▶ **Brief**: Keep to the lines between the one holding "Clone this chart" and the one holding "const yTicks: number[]", inclusive, and write them out exactly.

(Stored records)
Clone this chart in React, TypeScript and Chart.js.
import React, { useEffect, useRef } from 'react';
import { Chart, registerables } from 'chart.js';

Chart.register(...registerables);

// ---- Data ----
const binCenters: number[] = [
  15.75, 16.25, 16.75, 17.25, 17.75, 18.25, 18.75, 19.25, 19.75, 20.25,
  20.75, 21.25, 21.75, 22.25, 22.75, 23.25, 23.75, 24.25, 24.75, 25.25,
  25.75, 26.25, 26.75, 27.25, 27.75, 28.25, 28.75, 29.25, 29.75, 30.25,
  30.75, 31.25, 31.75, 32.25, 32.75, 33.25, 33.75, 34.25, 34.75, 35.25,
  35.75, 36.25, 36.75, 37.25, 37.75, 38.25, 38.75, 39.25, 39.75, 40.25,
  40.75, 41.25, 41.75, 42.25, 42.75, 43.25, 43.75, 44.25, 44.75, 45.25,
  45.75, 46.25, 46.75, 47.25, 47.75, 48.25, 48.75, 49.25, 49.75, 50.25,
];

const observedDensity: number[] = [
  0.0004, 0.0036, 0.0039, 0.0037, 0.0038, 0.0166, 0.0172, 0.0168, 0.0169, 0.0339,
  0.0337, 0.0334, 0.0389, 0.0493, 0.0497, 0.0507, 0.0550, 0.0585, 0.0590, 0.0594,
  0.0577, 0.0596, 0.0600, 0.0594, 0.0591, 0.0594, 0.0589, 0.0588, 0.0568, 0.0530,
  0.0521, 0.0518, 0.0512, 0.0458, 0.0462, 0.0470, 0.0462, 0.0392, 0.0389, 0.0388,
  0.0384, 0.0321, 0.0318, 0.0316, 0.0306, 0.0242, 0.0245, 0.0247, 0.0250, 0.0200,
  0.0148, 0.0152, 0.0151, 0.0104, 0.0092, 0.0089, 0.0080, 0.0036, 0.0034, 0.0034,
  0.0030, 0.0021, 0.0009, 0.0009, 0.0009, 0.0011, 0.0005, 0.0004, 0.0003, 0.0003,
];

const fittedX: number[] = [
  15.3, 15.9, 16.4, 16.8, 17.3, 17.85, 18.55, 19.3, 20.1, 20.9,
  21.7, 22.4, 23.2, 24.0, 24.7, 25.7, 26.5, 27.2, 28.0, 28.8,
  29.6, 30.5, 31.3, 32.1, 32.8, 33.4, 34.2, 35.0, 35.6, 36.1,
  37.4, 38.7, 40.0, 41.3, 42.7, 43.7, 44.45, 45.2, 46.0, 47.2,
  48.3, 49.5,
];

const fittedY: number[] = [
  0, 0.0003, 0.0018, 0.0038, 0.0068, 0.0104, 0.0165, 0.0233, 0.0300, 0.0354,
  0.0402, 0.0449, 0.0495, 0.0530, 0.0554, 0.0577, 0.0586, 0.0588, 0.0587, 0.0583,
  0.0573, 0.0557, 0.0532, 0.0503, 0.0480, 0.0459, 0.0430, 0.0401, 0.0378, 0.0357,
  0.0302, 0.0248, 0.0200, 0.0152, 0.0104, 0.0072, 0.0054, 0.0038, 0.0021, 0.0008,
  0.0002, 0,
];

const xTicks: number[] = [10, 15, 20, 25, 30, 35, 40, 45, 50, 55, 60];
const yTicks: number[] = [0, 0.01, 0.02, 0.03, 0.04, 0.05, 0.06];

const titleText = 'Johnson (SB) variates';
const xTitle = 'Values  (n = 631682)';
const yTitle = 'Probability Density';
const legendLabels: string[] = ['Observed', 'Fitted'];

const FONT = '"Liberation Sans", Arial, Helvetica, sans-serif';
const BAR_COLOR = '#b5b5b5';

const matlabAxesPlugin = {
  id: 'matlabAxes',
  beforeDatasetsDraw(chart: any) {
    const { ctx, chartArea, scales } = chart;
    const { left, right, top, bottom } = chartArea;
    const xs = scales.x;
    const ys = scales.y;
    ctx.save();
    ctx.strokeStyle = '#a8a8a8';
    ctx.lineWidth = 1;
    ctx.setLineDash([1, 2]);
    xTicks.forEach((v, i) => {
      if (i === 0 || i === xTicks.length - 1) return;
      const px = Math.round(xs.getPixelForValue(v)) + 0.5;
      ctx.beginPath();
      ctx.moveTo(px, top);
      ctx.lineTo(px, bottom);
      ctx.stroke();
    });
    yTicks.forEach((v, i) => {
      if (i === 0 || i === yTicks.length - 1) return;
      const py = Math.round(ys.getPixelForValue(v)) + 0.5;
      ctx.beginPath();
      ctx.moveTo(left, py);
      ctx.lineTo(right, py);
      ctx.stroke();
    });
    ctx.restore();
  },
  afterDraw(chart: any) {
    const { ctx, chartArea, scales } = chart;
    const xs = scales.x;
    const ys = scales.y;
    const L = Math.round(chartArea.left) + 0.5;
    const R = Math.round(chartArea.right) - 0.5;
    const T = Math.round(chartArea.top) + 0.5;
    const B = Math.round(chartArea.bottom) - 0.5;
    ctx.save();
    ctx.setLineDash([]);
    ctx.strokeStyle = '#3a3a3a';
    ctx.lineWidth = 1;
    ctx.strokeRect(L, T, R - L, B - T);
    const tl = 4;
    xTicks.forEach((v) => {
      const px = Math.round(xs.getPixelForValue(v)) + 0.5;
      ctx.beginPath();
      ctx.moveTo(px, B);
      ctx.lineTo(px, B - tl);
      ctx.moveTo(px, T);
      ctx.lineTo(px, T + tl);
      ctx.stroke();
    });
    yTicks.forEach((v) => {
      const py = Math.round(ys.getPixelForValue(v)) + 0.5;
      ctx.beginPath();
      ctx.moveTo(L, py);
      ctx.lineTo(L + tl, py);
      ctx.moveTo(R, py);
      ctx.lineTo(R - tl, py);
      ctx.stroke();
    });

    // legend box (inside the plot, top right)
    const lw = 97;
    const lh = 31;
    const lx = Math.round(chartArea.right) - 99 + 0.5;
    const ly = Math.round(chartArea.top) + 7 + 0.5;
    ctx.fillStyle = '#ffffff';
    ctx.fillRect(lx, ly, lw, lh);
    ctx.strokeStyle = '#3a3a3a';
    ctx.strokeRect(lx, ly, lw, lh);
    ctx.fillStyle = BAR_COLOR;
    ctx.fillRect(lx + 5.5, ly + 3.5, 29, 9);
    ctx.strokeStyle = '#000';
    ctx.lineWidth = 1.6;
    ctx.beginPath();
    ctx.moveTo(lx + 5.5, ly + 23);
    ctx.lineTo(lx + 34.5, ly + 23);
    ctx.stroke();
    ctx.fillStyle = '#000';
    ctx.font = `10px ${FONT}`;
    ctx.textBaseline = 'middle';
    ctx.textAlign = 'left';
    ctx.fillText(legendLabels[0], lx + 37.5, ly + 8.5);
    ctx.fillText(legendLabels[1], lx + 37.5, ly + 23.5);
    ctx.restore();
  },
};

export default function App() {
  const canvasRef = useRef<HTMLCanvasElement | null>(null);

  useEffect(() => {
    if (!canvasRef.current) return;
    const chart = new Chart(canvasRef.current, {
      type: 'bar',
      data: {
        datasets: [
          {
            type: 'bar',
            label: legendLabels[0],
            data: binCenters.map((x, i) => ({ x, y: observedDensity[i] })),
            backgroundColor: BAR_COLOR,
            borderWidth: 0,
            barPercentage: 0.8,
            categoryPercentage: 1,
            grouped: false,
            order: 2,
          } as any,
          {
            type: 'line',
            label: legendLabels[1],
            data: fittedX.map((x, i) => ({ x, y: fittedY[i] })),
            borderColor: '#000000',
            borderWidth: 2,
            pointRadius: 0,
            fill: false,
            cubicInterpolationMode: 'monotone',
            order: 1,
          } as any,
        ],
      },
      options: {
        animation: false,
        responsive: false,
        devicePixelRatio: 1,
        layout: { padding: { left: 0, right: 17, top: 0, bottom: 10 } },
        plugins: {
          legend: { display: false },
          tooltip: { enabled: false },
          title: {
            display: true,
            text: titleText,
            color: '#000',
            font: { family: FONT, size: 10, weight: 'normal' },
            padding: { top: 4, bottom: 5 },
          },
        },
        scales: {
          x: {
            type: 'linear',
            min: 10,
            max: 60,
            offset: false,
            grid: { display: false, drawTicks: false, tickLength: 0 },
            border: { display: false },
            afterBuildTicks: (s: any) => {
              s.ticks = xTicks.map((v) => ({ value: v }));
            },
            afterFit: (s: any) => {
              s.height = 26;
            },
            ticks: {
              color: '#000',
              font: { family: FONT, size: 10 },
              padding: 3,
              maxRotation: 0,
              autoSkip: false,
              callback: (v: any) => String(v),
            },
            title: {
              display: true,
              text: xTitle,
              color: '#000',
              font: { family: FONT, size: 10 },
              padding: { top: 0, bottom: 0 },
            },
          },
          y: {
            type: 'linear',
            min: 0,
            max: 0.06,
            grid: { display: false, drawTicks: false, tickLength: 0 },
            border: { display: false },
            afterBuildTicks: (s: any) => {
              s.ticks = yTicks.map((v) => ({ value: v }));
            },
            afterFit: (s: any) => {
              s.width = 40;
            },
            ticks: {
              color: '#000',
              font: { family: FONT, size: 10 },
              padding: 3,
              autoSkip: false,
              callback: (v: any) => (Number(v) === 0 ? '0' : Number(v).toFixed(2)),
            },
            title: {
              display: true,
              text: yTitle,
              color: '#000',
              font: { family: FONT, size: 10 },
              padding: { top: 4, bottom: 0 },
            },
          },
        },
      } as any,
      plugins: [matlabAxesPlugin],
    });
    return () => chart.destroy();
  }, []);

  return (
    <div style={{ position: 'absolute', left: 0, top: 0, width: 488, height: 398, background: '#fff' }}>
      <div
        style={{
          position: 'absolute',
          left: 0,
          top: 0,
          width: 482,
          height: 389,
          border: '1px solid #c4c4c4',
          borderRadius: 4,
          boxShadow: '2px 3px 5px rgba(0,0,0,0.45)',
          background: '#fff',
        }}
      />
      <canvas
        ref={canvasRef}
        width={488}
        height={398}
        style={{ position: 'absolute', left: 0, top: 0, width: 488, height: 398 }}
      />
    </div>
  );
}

* * *

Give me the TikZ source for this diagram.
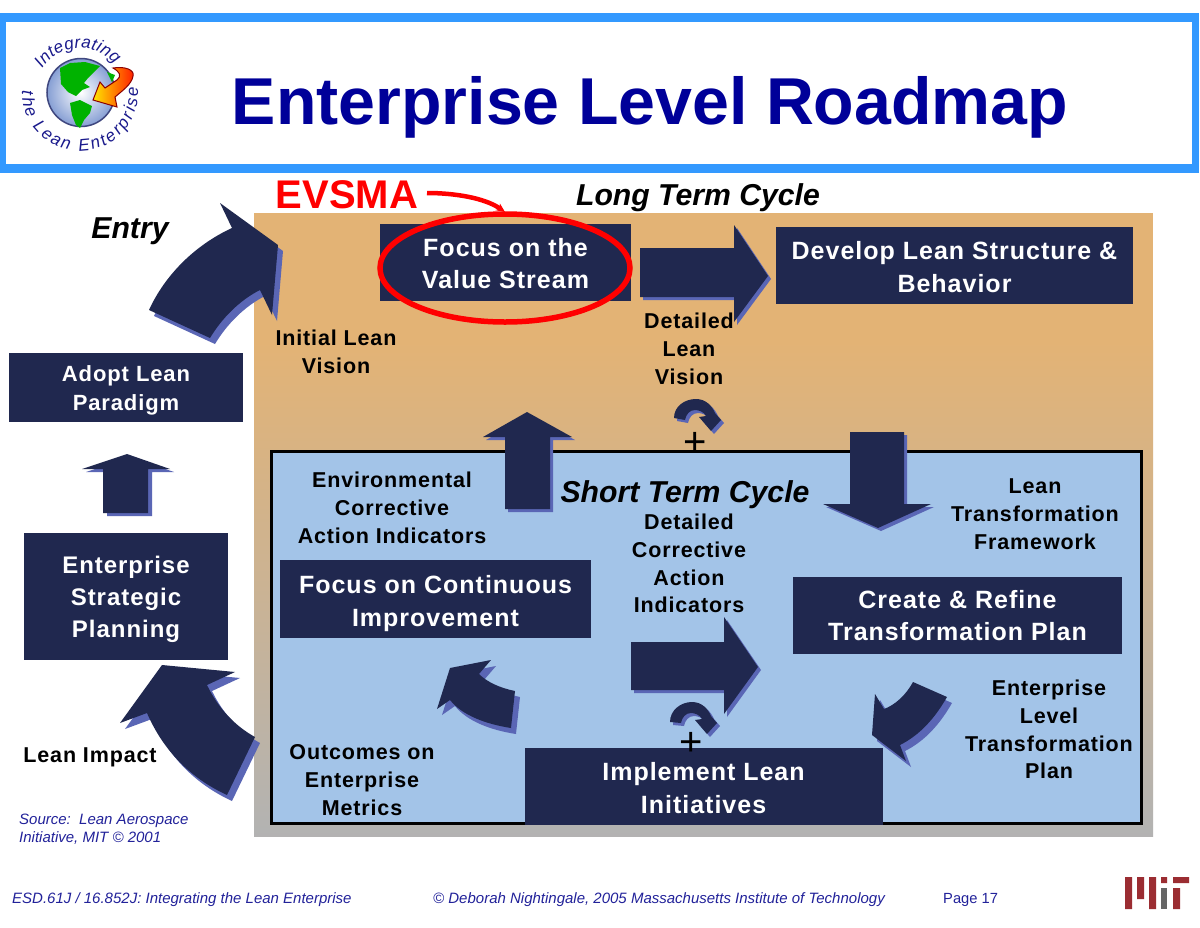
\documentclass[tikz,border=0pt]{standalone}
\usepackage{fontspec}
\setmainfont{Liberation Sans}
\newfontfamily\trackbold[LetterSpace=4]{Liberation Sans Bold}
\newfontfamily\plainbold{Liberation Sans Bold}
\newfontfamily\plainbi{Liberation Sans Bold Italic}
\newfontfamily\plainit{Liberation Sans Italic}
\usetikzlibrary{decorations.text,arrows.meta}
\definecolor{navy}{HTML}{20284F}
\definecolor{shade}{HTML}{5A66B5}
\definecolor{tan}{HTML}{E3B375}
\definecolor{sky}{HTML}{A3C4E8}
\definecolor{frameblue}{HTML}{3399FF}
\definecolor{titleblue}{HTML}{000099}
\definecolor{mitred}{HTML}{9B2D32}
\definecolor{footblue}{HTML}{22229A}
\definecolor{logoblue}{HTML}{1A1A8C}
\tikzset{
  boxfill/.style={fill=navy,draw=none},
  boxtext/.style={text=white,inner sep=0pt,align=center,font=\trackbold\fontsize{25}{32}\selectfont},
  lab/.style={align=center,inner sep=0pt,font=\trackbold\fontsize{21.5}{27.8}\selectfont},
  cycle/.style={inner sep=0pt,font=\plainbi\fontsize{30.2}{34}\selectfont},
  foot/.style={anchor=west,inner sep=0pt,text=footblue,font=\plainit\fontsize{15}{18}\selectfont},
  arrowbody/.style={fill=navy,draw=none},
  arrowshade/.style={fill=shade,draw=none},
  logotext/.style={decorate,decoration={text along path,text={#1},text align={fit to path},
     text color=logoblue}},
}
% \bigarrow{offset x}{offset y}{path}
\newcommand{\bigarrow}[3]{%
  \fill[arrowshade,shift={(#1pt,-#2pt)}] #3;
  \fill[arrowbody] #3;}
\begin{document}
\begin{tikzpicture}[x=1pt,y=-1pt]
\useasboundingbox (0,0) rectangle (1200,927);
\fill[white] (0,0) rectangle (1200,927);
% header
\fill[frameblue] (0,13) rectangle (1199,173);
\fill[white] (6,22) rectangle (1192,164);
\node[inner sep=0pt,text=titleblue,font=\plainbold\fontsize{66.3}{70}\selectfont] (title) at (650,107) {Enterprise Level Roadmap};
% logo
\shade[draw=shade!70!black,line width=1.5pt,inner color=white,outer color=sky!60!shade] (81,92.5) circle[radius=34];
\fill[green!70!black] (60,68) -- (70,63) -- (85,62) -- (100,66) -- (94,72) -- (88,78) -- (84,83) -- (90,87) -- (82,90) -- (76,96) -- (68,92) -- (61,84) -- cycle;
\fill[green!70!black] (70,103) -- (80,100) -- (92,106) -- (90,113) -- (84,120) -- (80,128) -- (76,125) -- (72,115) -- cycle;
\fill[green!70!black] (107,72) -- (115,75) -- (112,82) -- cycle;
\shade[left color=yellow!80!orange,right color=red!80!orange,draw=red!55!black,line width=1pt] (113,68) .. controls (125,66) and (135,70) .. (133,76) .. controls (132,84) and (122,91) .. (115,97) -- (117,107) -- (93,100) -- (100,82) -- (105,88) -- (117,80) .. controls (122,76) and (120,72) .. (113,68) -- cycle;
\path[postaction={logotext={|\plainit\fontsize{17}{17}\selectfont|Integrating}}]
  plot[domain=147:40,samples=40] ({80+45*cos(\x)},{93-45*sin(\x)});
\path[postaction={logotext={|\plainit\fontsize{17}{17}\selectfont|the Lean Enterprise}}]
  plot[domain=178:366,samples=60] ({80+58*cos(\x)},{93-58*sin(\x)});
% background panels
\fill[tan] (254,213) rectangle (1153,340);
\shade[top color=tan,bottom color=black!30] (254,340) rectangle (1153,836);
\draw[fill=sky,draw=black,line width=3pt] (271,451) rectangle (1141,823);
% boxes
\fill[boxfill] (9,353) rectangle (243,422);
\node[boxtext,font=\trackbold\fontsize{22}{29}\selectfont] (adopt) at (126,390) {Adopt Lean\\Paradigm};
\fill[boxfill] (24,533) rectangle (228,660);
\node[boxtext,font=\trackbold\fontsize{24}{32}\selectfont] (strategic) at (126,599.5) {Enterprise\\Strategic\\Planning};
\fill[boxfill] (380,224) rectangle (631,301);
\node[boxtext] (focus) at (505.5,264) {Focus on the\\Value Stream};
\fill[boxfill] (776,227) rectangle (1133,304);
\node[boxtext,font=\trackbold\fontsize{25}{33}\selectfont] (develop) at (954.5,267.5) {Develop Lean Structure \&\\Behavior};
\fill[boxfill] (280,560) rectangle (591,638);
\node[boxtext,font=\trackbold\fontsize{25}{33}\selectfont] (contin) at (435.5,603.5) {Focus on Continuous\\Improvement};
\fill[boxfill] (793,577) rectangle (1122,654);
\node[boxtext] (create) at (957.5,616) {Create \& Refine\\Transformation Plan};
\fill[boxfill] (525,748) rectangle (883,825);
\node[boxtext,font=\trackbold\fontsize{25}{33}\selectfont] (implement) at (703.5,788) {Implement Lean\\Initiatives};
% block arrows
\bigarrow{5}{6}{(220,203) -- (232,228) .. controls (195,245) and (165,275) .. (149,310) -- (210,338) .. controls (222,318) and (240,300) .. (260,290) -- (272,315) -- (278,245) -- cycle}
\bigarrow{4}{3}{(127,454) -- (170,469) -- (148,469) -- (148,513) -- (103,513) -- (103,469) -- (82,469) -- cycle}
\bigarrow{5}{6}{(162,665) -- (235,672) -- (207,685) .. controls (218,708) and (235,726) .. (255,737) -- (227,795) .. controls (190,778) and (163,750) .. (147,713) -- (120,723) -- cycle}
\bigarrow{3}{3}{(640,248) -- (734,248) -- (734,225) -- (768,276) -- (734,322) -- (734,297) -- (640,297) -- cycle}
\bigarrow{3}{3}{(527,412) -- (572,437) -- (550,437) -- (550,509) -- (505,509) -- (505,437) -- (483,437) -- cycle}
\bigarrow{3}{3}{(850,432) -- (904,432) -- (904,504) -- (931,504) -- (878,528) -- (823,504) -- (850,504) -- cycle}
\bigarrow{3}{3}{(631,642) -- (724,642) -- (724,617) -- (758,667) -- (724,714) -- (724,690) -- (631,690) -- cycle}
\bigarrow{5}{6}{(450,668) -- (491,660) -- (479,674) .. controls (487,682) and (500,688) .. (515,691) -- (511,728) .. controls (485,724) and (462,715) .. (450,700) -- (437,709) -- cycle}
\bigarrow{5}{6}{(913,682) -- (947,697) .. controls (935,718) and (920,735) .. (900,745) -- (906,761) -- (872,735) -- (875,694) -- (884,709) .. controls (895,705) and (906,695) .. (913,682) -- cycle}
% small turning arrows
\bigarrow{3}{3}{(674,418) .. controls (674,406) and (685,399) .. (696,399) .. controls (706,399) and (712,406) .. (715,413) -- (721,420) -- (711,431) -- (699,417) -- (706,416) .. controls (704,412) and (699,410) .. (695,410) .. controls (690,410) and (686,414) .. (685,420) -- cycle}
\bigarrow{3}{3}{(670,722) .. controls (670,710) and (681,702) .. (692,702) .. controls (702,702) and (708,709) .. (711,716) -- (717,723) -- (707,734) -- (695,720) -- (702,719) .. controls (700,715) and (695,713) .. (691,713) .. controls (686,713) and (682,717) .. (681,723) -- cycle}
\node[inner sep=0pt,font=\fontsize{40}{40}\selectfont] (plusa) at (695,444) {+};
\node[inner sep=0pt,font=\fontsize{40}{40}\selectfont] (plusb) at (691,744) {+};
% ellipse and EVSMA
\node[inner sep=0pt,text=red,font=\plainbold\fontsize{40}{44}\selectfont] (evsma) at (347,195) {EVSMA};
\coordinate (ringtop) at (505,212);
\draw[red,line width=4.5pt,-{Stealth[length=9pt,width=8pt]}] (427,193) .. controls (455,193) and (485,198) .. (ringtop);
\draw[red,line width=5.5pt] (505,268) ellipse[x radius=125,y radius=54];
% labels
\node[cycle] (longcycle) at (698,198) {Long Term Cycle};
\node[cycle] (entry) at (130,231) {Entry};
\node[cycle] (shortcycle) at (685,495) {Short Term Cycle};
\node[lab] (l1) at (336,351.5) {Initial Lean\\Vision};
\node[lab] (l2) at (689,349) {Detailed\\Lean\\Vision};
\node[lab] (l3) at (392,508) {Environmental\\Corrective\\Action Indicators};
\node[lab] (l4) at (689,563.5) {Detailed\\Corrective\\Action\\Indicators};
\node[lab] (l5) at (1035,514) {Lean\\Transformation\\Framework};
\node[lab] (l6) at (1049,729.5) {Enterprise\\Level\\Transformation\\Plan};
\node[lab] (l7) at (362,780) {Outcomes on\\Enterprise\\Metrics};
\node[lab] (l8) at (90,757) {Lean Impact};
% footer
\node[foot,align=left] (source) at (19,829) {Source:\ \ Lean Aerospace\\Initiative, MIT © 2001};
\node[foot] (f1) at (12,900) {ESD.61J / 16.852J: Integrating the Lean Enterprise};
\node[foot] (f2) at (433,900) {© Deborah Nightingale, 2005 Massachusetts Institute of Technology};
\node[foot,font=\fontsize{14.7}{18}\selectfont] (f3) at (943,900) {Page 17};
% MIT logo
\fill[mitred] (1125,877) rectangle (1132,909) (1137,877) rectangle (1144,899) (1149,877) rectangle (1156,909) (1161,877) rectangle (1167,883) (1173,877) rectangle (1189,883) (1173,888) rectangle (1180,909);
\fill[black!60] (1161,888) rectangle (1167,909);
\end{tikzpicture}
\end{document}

▶ **Task result**:
Clone this chart in React, TypeScript and Chart.js.
import React, { useEffect, useRef } from 'react';
import { Chart, registerables } from 'chart.js';

Chart.register(...registerables);

// ---- Data ----
const binCenters: number[] = [
  15.75, 16.25, 16.75, 17.25, 17.75, 18.25, 18.75, 19.25, 19.75, 20.25,
  20.75, 21.25, 21.75, 22.25, 22.75, 23.25, 23.75, 24.25, 24.75, 25.25,
  25.75, 26.25, 26.75, 27.25, 27.75, 28.25, 28.75, 29.25, 29.75, 30.25,
  30.75, 31.25, 31.75, 32.25, 32.75, 33.25, 33.75, 34.25, 34.75, 35.25,
  35.75, 36.25, 36.75, 37.25, 37.75, 38.25, 38.75, 39.25, 39.75, 40.25,
  40.75, 41.25, 41.75, 42.25, 42.75, 43.25, 43.75, 44.25, 44.75, 45.25,
  45.75, 46.25, 46.75, 47.25, 47.75, 48.25, 48.75, 49.25, 49.75, 50.25,
];

const observedDensity: number[] = [
  0.0004, 0.0036, 0.0039, 0.0037, 0.0038, 0.0166, 0.0172, 0.0168, 0.0169, 0.0339,
  0.0337, 0.0334, 0.0389, 0.0493, 0.0497, 0.0507, 0.0550, 0.0585, 0.0590, 0.0594,
  0.0577, 0.0596, 0.0600, 0.0594, 0.0591, 0.0594, 0.0589, 0.0588, 0.0568, 0.0530,
  0.0521, 0.0518, 0.0512, 0.0458, 0.0462, 0.0470, 0.0462, 0.0392, 0.0389, 0.0388,
  0.0384, 0.0321, 0.0318, 0.0316, 0.0306, 0.0242, 0.0245, 0.0247, 0.0250, 0.0200,
  0.0148, 0.0152, 0.0151, 0.0104, 0.0092, 0.0089, 0.0080, 0.0036, 0.0034, 0.0034,
  0.0030, 0.0021, 0.0009, 0.0009, 0.0009, 0.0011, 0.0005, 0.0004, 0.0003, 0.0003,
];

const fittedX: number[] = [
  15.3, 15.9, 16.4, 16.8, 17.3, 17.85, 18.55, 19.3, 20.1, 20.9,
  21.7, 22.4, 23.2, 24.0, 24.7, 25.7, 26.5, 27.2, 28.0, 28.8,
  29.6, 30.5, 31.3, 32.1, 32.8, 33.4, 34.2, 35.0, 35.6, 36.1,
  37.4, 38.7, 40.0, 41.3, 42.7, 43.7, 44.45, 45.2, 46.0, 47.2,
  48.3, 49.5,
];

const fittedY: number[] = [
  0, 0.0003, 0.0018, 0.0038, 0.0068, 0.0104, 0.0165, 0.0233, 0.0300, 0.0354,
  0.0402, 0.0449, 0.0495, 0.0530, 0.0554, 0.0577, 0.0586, 0.0588, 0.0587, 0.0583,
  0.0573, 0.0557, 0.0532, 0.0503, 0.0480, 0.0459, 0.0430, 0.0401, 0.0378, 0.0357,
  0.0302, 0.0248, 0.0200, 0.0152, 0.0104, 0.0072, 0.0054, 0.0038, 0.0021, 0.0008,
  0.0002, 0,
];

const xTicks: number[] = [10, 15, 20, 25, 30, 35, 40, 45, 50, 55, 60];
const yTicks: number[] = [0, 0.01, 0.02, 0.03, 0.04, 0.05, 0.06];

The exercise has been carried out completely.